If there are no errors, the FindParticipantCommandParser then creates a FindParticipantCommand which in turn generates the predicate it would use to filter the relevant EntityList by. These predicates are stored as static variables in a central Predicates file. FindParticipantCommand selects the predicates based on which fields are provided in the original input string.
With these predicates, it then calls the findParticipant method on the model with the generated predicate.
A list of Participant objects is then returned, and is also printed onto the console for the user’s reference. Then, at FindParticipantCommand, a CommandResult is returned after the smooth execution of this find operation.

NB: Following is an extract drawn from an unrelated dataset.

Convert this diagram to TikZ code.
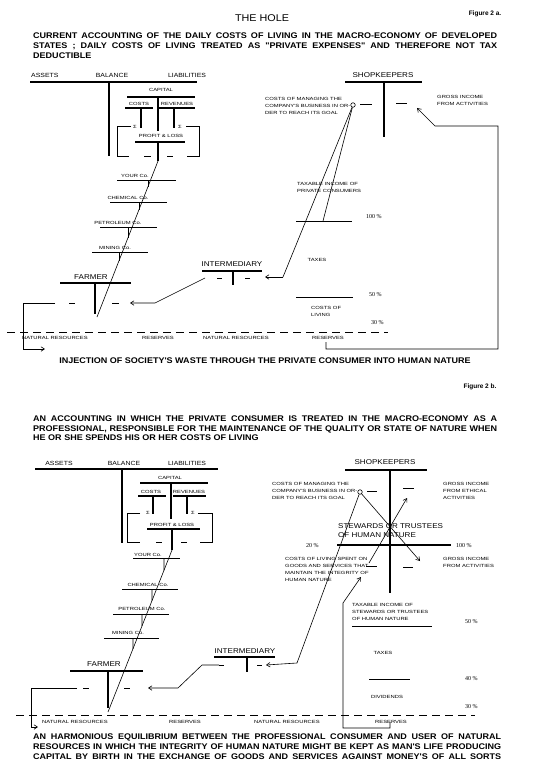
\documentclass[tikz,border=0pt]{standalone}
\usepackage{fontspec}
\setmainfont{Liberation Sans}
\newfontfamily\lab[FakeStretch=1.15]{Liberation Sans}
\newfontfamily\tny[FakeStretch=1.3]{Liberation Sans}
\newfontfamily\hdf[FakeStretch=1.1]{Liberation Sans}
\newfontfamily\pcf{Liberation Serif}
\usetikzlibrary{arrows.meta}
\begin{document}
\begin{tikzpicture}[x=1pt,y=-1pt,
 thk/.style={line width=1.7pt},
 med/.style={line width=1.1pt},
 thn/.style={line width=0.6pt},
 arr/.style={thn,-{Straight Barb[length=3.5pt,width=4.5pt]}},
 dsh/.style={line width=0.7pt,dash pattern=on 8pt off 5pt},
 hd/.style={font=\hdf\bfseries\fontsize{8.2}{9}\selectfont,inner sep=0pt,anchor=west},
 fg/.style={font=\bfseries\fontsize{6.5}{8}\selectfont,inner sep=0pt},
 ttl/.style={font=\hdf\fontsize{9.8}{11}\selectfont,inner sep=0pt},
 lb/.style={font=\lab\fontsize{6}{7}\selectfont,inner sep=0pt},
 lbb/.style={font=\lab\fontsize{7}{9}\selectfont,inner sep=0pt},
 tn/.style={font=\tny\fontsize{4.5}{7}\selectfont,inner sep=0pt},
 pc/.style={font=\pcf\fontsize{6}{7}\selectfont,inner sep=0pt,anchor=west},
 ring/.style={circle,draw,line width=0.6pt,inner sep=0pt,minimum size=4.5pt}]
\fill[white] (0,0) rectangle (543,765);
\useasboundingbox (0,0) rectangle (543,765);
% ================= FIGURE 2a =================
\node[ttl] (title) at (262,18) {THE HOLE};
\node[fg] (figa) at (485,14) {Figure 2 a.};
\node[hd] (p1a) at (33,36) {\makebox[464pt][s]{CURRENT ACCOUNTING OF THE DAILY COSTS OF LIVING IN THE MACRO-ECONOMY OF DEVELOPED}};
\node[hd] (p1b) at (33,46) {\makebox[464pt][s]{STATES ; DAILY COSTS OF LIVING TREATED AS "PRIVATE EXPENSES" AND THEREFORE NOT TAX}};
\node[hd] (p1c) at (33,56) {DEDUCTIBLE};
% balance
\node[lb,anchor=west] (as1) at (31,75) {ASSETS};
\node[lb] (ba1) at (112,75) {BALANCE};
\node[lb] (li1) at (187,75) {LIABILITIES};
\draw[thk] (30,82) -- (197,82);
\draw[thk] (109,82) -- (109,156);
\node[tn] (ca1) at (161,90) {CAPITAL};
\draw[med] (127,97) -- (195,97);
\draw[med] (158,97) -- (158,131);
\node[tn] (co1) at (139,104) {COSTS};
\draw[med] (125,108) -- (153,108);
\node[tn] (re1) at (177,104) {REVENUES};
\draw[med] (159,108) -- (195,108);
\draw[med] (141,108) -- (141,128);
\draw[med] (174,108) -- (174,128);
\node[tn] (s1a) at (135,127) {Σ};
\node[tn] (s1b) at (180,127) {Σ};
\draw[thn] (131,126) -- (117,126) -- (117,156) -- (129,156);
\draw[thn] (144,156) -- (151,156) (167,156) -- (173,156);
\draw[thn] (186,126) -- (199,126) -- (199,156) -- (187,156);
\node[tn] (pl1) at (161,136) {PROFIT \& LOSS};
\draw[med] (135,142) -- (185,142);
\draw[med] (158,142) -- (158,161);
\coordinate (dA1) at (158,161);
\coordinate (dB1) at (97,317);
\draw[thn] (dA1) -- (dB1);
% companies
\node[tn] (yc1) at (135,176) {YOUR Co.};
\draw[thn] (117,180) -- (176,180);
\coordinate (k1a) at (148,180); \coordinate (k1b) at (148,320);
\draw[thn] (k1a) -- (intersection of dA1--dB1 and k1a--k1b);
\node[tn] (ch1) at (128,198) {CHEMICAL Co.};
\draw[thn] (110,202) -- (167,202);
\coordinate (k2a) at (139,202); \coordinate (k2b) at (139,320);
\draw[thn] (k2a) -- (intersection of dA1--dB1 and k2a--k2b);
\node[tn] (pe1) at (118,223) {PETROLEUM Co.};
\draw[thn] (100,227) -- (157,227);
\coordinate (k3a) at (128,227); \coordinate (k3b) at (128,320);
\draw[thn] (k3a) -- (intersection of dA1--dB1 and k3a--k3b);
\node[tn] (mi1) at (115,248) {MINING Co.};
\draw[thn] (92,252) -- (148,252);
\coordinate (k4a) at (119,252); \coordinate (k4b) at (119,320);
\draw[thn] (k4a) -- (intersection of dA1--dB1 and k4a--k4b);
% farmer
\node[lbb] (fa1) at (91,277) {FARMER};
\draw[thk] (60,283) -- (131,283);
\draw[thk] (95,283) -- (95,314);
\draw[thn] (69,303) -- (75,303) (112,303) -- (119,303);
% intermediary
\node[lbb] (in1) at (232,264) {INTERMEDIARY};
\draw[thk] (202,271) -- (262,271);
\draw[thk] (233,271) -- (233,285);
\draw[thn] (217,278) -- (222,278) (245,278) -- (250,278);
\coordinate (i1a) at (205,278); \coordinate (i1b) at (155,303); \coordinate (i1c) at (130,303);
\draw[arr] (i1a) -- (i1b) -- (i1c);
% shopkeepers
\node[lbb] (sh1) at (383,75) {SHOPKEEPERS};
\draw[thk] (345,82) -- (422,82);
\draw[thk] (384,82) -- (384,137);
\node[ring] (c1) at (353,105) {};
\draw[thn] (360,104) -- (372,104) (396,103) -- (407,103);
\node[tn,align=left,anchor=north west] (cm1) at (265,97) {COSTS OF MANAGING THE\\COMPANY'S BUSINESS IN OR-\\DER TO REACH ITS GOAL};
\node[tn,align=left,anchor=north west] (gi1) at (437,95) {GROSS INCOME\\FROM ACTIVITIES};
\coordinate (t1a) at (283,277); \coordinate (t1b) at (265,277);
\draw[thn] (c1) -- (t1a); \draw[arr] (t1a) -- (t1b);
\coordinate (h1) at (323,221);
\draw[thn] (c1) -- (h1);
\coordinate (r1a) at (326,342); \coordinate (r1b) at (417,108);
\draw[arr] (r1a) -- (326,349) -- (498,349) -- (498,126) -- (435,126) -- (r1b);
\node[tn,align=left,anchor=north west] (tx1) at (297,182) {TAXABLE INCOME OF\\PRIVATE CONSUMERS};
\draw[thn] (296,221) -- (352,221);
\node[pc] (p100a) at (366,217) {100 \%};
\node[tn] (ta1) at (317,260) {TAXES};
\draw[thn] (296,297) -- (353,297);
\node[pc] (p50a) at (369,295) {50 \%};
\node[tn,align=left,anchor=north west] (cl1) at (311,306) {COSTS OF\\LIVING};
\node[pc] (p30a) at (371,323) {30 \%};
\draw[dsh] (7,332) -- (388,332);
\node[tn] (nr1a) at (55,338) {NATURAL RESOURCES};
\node[tn] (rs1a) at (158,338) {RESERVES};
\node[tn] (nr1b) at (236,338) {NATURAL RESOURCES};
\node[tn] (rs1b) at (328,338) {RESERVES};
\coordinate (l1a) at (55,303); \coordinate (l1b) at (45,349);
\draw[arr] (l1a) -- (23,303) -- (23,349) -- (l1b);
\node[hd,anchor=center] (inj) at (265,361) {INJECTION OF SOCIETY'S WASTE THROUGH THE PRIVATE CONSUMER INTO HUMAN NATURE};
% ================= FIGURE 2b =================
\node[fg] (figb) at (480,387) {Figure 2 b.};
\node[hd] (p2a) at (33,419) {\makebox[464pt][s]{AN ACCOUNTING IN WHICH THE PRIVATE CONSUMER IS TREATED IN THE MACRO-ECONOMY AS A}};
\node[hd] (p2b) at (33,429) {\makebox[464pt][s]{PROFESSIONAL, RESPONSIBLE FOR THE MAINTENANCE OF THE QUALITY OR STATE OF NATURE WHEN}};
\node[hd] (p2c) at (33,438) {HE OR SHE SPENDS HIS OR HER COSTS OF LIVING};
% balance
\node[lb] (as2) at (59,463) {ASSETS};
\node[lb] (ba2) at (124,463) {BALANCE};
\node[lb] (li2) at (187,463) {LIABILITIES};
\draw[thk] (35,469) -- (218,469);
\draw[thk] (122,469) -- (122,543);
\node[tn] (ca2) at (170,478) {CAPITAL};
\draw[med] (140,483) -- (208,483);
\draw[med] (171,483) -- (171,519);
\node[tn] (co2) at (151,492) {COSTS};
\draw[med] (138,496) -- (166,496);
\node[tn] (re2) at (189,492) {REVENUES};
\draw[med] (173,496) -- (206,496);
\draw[med] (153,496) -- (153,514);
\draw[med] (187,496) -- (187,514);
\node[tn] (s2a) at (148,513) {Σ};
\node[tn] (s2b) at (193,513) {Σ};
\draw[thn] (140,513) -- (127,513) -- (127,542) -- (140,542);
\draw[thn] (156,542) -- (162,542) (181,542) -- (187,542);
\draw[thn] (198,513) -- (212,513) -- (212,542) -- (200,542);
\node[tn] (pl2) at (172,525) {PROFIT \& LOSS};
\draw[med] (147,529) -- (200,529);
\draw[med] (172,529) -- (172,550);
\coordinate (dA2) at (172,550);
\coordinate (dB2) at (108,712);
\draw[thn] (dA2) -- (dB2);
\node[tn] (yc2) at (148,555) {YOUR Co.};
\draw[thn] (133,558) -- (180,558);
\coordinate (m1a) at (164,558); \coordinate (m1b) at (164,720);
\draw[thn] (m1a) -- (intersection of dA2--dB2 and m1a--m1b);
\node[tn] (ch2) at (148,585) {CHEMICAL Co.};
\draw[thn] (122,589) -- (178,589);
\coordinate (m2a) at (152,589); \coordinate (m2b) at (152,720);
\draw[thn] (m2a) -- (intersection of dA2--dB2 and m2a--m2b);
\node[tn] (pe2) at (142,609) {PETROLEUM Co.};
\draw[thn] (113,614) -- (169,614);
\coordinate (m3a) at (142,614); \coordinate (m3b) at (142,720);
\draw[thn] (m3a) -- (intersection of dA2--dB2 and m3a--m3b);
\node[tn] (mi2) at (128,633) {MINING Co.};
\draw[thn] (104,638) -- (159,638);
\coordinate (m4a) at (133,638); \coordinate (m4b) at (133,720);
\draw[thn] (m4a) -- (intersection of dA2--dB2 and m4a--m4b);
% farmer
\node[lbb] (fa2) at (104,664) {FARMER};
\draw[thk] (70,671) -- (143,671);
\draw[thk] (108,671) -- (108,708);
\draw[thn] (83,688) -- (89,688) (124,688) -- (130,688);
% intermediary
\node[lbb] (in2) at (245,651) {INTERMEDIARY};
\draw[thk] (214,657) -- (275,657);
\draw[thk] (247,657) -- (247,672);
\draw[thn] (219,665) -- (224,665) (257,665) -- (262,665);
\coordinate (i2a) at (219,665); \coordinate (i2b) at (148,688);
\draw[arr] (i2a) -- (202,665) -- (178,688) -- (i2b);
% shopkeepers / stewards
\node[lbb] (sh2) at (385,462) {SHOPKEEPERS};
\draw[thk] (345,470) -- (427,470);
\draw[thk] (390,470) -- (390,593);
\draw[thk] (337,545) -- (451,545);
\node[ring] (c2) at (360,492) {};
\draw[thn] (367,491) -- (377,491) (403,488) -- (414,488);
\draw[thn] (366,566) -- (377,566) (403,567) -- (413,567);
\node[tn,align=left,anchor=north west] (cm2) at (272,482) {COSTS OF MANAGING THE\\COMPANY'S BUSINESS IN OR-\\DER TO REACH ITS GOAL};
\node[tn,align=left,anchor=north west] (ge2) at (443,482) {GROSS INCOME\\FROM ETHICAL\\ACTIVITIES};
\node[lbb,align=left,anchor=north west,font=\lab\fontsize{7}{9.5}\selectfont] (st2) at (338,523) {STEWARDS OR TRUSTEES\\OF HUMAN NATURE};
\node[pc] (p20b) at (306,546) {20 \%};
\node[pc] (p100b) at (456,546) {100 \%};
\node[tn,align=left,anchor=north west] (cl2) at (285,557) {COSTS OF LIVING SPENT ON\\GOODS AND SERVICES THAT\\MAINTAIN THE INTEGRITY OF\\HUMAN NATURE};
\node[tn,align=left,anchor=north west] (gi2) at (443,557) {GROSS INCOME\\FROM ACTIVITIES};
\coordinate (e1) at (420,561);
\draw[arr] (c2) -- (e1);
\coordinate (e2a) at (369,563); \coordinate (e2b) at (407,498);
\draw[arr] (e2a) -- (e2b);
\coordinate (e3a) at (297,663); \coordinate (e3b) at (266,665);
\draw[thn] (c2) -- (e3a); \draw[arr] (e3a) -- (e3b);
\coordinate (f2a) at (390,722); \coordinate (f2b) at (361,577);
\draw[arr] (f2a) -- (390,728) -- (343,728) -- (343,603) -- (f2b);
\node[tn,align=left,anchor=north west] (tx2) at (352,603) {TAXABLE INCOME OF\\STEWARDS OR TRUSTEES\\OF HUMAN NATURE};
\draw[thn] (352,626) -- (432,626);
\node[pc] (p50b) at (465,622) {50 \%};
\node[tn] (ta2) at (383,653) {TAXES};
\draw[thn] (369,679) -- (410,679);
\node[pc] (p40b) at (465,679) {40 \%};
\node[tn] (dv2) at (387,697) {DIVIDENDS};
\node[pc] (p30b) at (465,707) {30 \%};
\draw[dsh] (16,715) -- (475,715);
\node[tn] (nr2a) at (75,722) {NATURAL RESOURCES};
\node[tn] (rs2a) at (185,722) {RESERVES};
\node[tn] (nr2b) at (287,722) {NATURAL RESOURCES};
\node[tn] (rs2b) at (391,722) {RESERVES};
\coordinate (l2a) at (77,688); \coordinate (l2b) at (38,727);
\draw[arr] (l2a) -- (31,688) -- (31,727) -- (l2b);
\node[hd] (q1) at (33,737) {\makebox[468pt][s]{AN HARMONIOUS EQUILIBRIUM BETWEEN THE PROFESSIONAL CONSUMER AND USER OF NATURAL}};
\node[hd] (q2) at (33,747) {\makebox[468pt][s]{RESOURCES IN WHICH THE INTEGRITY OF HUMAN NATURE MIGHT BE KEPT AS MAN'S LIFE PRODUCING}};
\node[hd] (q3) at (33,757) {\makebox[468pt][s]{CAPITAL BY BIRTH IN THE EXCHANGE OF GOODS AND SERVICES AGAINST MONEY'S OF ALL SORTS}};
\end{tikzpicture}
\end{document}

The find command does not mutate the list in any way. It only changes the Entity objects displayed using the generated predicate.

Design Considerations

The following are some design considerations for the find Command Feature

Aspect: Format of the input string

Alternative 1: Use a SQL style query string
- Pros: SQL syntax is universally used to communicate with databases and is clean
- Cons: Users may not be familiar with SQL
Alternative 2: Use the current format of n/NAME e/EMAIL … (current)
- Pros: Maintains consistency within the application
- Cons: It is not as clear as SQL style syntax

Alternative 1 would take the form of find where name="John" and phone like "123" and not email="gmail.com". However, while SQL-style syntax is relatively clean and understandable, we decided not to implement this for the following reasons. The first reason was that SQL queries are meant to be used for large databases with thousands of columns, hence, the structure of the query must be clean to reduce the number of bugs made in the query. On the other hand, each Entity in Alfred only has a small number of fields (less than 6) and thus the current query format would still be understandable. Secondly, as mentioned above, users may not be familiar with SQL.

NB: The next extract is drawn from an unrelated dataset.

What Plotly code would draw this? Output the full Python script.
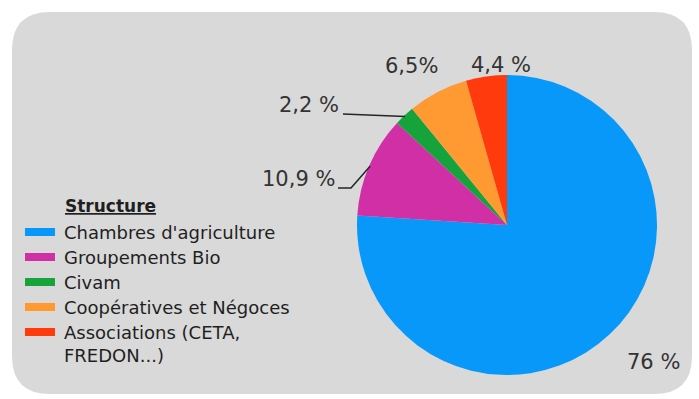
import math
import plotly.graph_objects as go

# Share of advisors by type of structure (%)
categories = [
    "Chambres d'agriculture",
    "Groupements Bio",
    "Civam",
    "Coopératives et Négoces",
    "Associations (CETA,<br>FREDON...)",
]
shares = [76, 10.9, 2.2, 6.5, 4.4]
share_labels = ["76 %", "10,9 %", "2,2 %", "6,5%", "4,4 %"]
colors = ["#0898FA", "#D02FA6", "#17A33B", "#FF9A33", "#FF3A0C"]
legend_title = "Structure"

W, H = 699, 399


def px(x):
    return x / W


def py(y):
    return 1 - y / H


# Pie geometry in pixels
cx, cy, r = 507, 225, 150

fig = go.Figure()
fig.add_trace(go.Pie(
    labels=categories,
    values=shares,
    sort=False,
    direction="clockwise",
    rotation=0,
    marker=dict(colors=colors, line=dict(width=0)),
    textinfo="none",
    hoverinfo="label+percent",
    showlegend=False,
    domain=dict(x=[px(cx - r), px(cx + r)], y=[py(cy + r), py(cy - r)]),
))

shapes = []
annotations = []

# Rounded grey panel behind the chart
L, T, R, B, rad = 12, 12, 692, 394, 38
panel = (
    f"M {px(L + rad)},{py(T)} L {px(R - rad)},{py(T)} "
    f"Q {px(R)},{py(T)} {px(R)},{py(T + rad)} L {px(R)},{py(B - rad)} "
    f"Q {px(R)},{py(B)} {px(R - rad)},{py(B)} L {px(L + rad)},{py(B)} "
    f"Q {px(L)},{py(B)} {px(L)},{py(B - rad)} L {px(L)},{py(T + rad)} "
    f"Q {px(L)},{py(T)} {px(L + rad)},{py(T)} Z"
)
shapes.append(dict(type="path", path=panel, xref="paper", yref="paper",
                   fillcolor="#D9D9D9", line=dict(width=0), layer="below"))

# Mid-angle edge point of each slice (clockwise from 12 o'clock)
total = sum(shares)
edge = []
cum = 0
for v in shares:
    a = math.radians((cum + v / 2) / total * 360)
    edge.append((cx + (r - 1) * math.sin(a), cy - (r - 1) * math.cos(a)))
    cum += v

# Percentage labels
label_pos = [(653, 362), (298, 179), (309, 105), (412, 66), (501, 65)]
for txt, (x, y) in zip(share_labels, label_pos):
    annotations.append(dict(
        x=px(x), y=py(y), xref="paper", yref="paper", text=txt,
        showarrow=False, xanchor="center", yanchor="middle",
        font=dict(family="DejaVu Sans", size=21, color="#333333"),
    ))

# Leader lines for the two small left-hand slices
line_style = dict(color="#262626", width=1.5)
ex, ey = edge[1]
shapes.append(dict(
    type="path", xref="paper", yref="paper", line=line_style,
    path=f"M {px(338)},{py(188)} L {px(351)},{py(188)} L {px(ex)},{py(ey)}",
))
ex, ey = edge[2]
shapes.append(dict(
    type="path", xref="paper", yref="paper", line=line_style,
    path=f"M {px(343)},{py(114)} L {px(ex)},{py(ey)}",
))

# Legend: title, colour bars and category names
annotations.append(dict(
    x=px(63), y=py(206), xref="paper", yref="paper",
    text=f"<b><u>{legend_title}</u></b>", showarrow=False,
    xanchor="left", yanchor="middle",
    font=dict(family="DejaVu Sans", size=17, color="#1F1F1F"),
))
row0, step = 232, 25
for i, (name, col) in enumerate(zip(categories, colors)):
    yc = row0 + step * i
    shapes.append(dict(
        type="rect", xref="paper", yref="paper",
        x0=px(25), x1=px(55), y0=py(yc - 4), y1=py(yc + 4),
        fillcolor=col, line=dict(width=0),
    ))
    annotations.append(dict(
        x=px(62), y=py(yc - 12), xref="paper", yref="paper", text=name,
        showarrow=False, xanchor="left", yanchor="top", align="left",
        font=dict(family="DejaVu Sans", size=18, color="#1F1F1F"),
    ))

fig.update_layout(
    width=W, height=H,
    margin=dict(l=0, r=0, t=0, b=0),
    paper_bgcolor="white",
    plot_bgcolor="white",
    shapes=shapes,
    annotations=annotations,
)

fig.write_html("out.html")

Hence, Alternative 2 was chosen as it would be more user friendly for users to the existing command format instead of memorizing a new format. Furthermore, implementing a new format would take more time as the new query format would have to be written and tested thoroughly, thus negatively impacting development velocity.

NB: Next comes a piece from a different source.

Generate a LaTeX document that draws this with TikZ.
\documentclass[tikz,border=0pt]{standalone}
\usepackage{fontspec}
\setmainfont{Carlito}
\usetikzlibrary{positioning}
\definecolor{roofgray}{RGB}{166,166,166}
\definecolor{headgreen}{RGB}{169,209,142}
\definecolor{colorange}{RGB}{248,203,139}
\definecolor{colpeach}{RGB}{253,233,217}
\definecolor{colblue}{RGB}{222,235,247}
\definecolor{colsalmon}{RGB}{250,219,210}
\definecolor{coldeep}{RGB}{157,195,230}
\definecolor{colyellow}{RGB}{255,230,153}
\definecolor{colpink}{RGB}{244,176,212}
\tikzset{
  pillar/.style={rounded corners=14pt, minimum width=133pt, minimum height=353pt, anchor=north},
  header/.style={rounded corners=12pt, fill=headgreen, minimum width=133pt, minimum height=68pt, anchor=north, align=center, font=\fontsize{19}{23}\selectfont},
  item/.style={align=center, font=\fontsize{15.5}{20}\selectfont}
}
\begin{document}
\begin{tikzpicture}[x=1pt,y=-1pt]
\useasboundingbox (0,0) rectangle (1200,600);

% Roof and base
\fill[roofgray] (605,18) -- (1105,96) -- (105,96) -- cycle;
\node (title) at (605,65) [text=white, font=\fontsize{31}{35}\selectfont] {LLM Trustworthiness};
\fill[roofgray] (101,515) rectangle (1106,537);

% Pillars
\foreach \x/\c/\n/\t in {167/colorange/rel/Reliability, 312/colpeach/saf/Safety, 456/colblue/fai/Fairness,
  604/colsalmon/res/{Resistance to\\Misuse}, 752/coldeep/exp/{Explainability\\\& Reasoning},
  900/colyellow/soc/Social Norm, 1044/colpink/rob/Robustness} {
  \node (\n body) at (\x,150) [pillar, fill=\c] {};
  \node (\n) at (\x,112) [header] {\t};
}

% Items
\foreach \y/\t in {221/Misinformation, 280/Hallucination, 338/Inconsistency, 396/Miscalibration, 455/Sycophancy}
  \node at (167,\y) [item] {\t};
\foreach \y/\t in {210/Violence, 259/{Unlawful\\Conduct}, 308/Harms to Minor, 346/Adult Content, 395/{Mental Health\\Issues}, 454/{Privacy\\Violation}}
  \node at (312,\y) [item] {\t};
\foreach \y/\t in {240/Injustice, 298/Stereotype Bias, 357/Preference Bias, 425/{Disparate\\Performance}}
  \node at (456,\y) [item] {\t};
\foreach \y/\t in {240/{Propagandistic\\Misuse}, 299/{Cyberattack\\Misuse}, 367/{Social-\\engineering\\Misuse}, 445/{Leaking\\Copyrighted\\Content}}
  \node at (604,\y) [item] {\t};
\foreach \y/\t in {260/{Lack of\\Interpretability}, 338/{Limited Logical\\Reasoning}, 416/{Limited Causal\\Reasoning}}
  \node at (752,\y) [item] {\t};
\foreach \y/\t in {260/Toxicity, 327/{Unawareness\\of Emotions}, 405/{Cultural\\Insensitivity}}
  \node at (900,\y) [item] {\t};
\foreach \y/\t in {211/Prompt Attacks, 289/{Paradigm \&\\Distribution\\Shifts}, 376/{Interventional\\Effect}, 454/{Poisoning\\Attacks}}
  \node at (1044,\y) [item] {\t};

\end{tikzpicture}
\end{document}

Aspect: Storing of the predicates

Alternative 1: Store the predicates in a central file (current)
- Pros: Makes the predicates accessible to the whole application hence reducing code duplication
- Cons: A large conditional statement would be needed in each Command class.
Alternative 2: Store the Predicates within each FindCommand class
- Pros: Each predicate is only used by one class, so this would have resulted in a better separation of concerns
- Cons: A large conditional statement or hash map would still be needed to decide which predicates to use

Ultimately, we decided to use Alternative 1. Although most of the predicates are only used once, they are all unmodifiable functions that return a predicate in the form of a closure. Thus, the risks associated with unrestricted access and modification of an object are greatly reduced. Furthermore, predicates are also used in other parts of the codebase. Hence, it is a good idea to consolidate them in a single location. Thus, if another class in the codebase needed to implement another predicate, all it had to do would be to check this central file to see if a similar one was already written, as opposed to trawling though the entire codebase.

The large conditional statement was also not a major issue. This is because although it is large, the code within was understandable and this would have facilitated its extension, as compared to prematurely refactoring out into smaller submodules.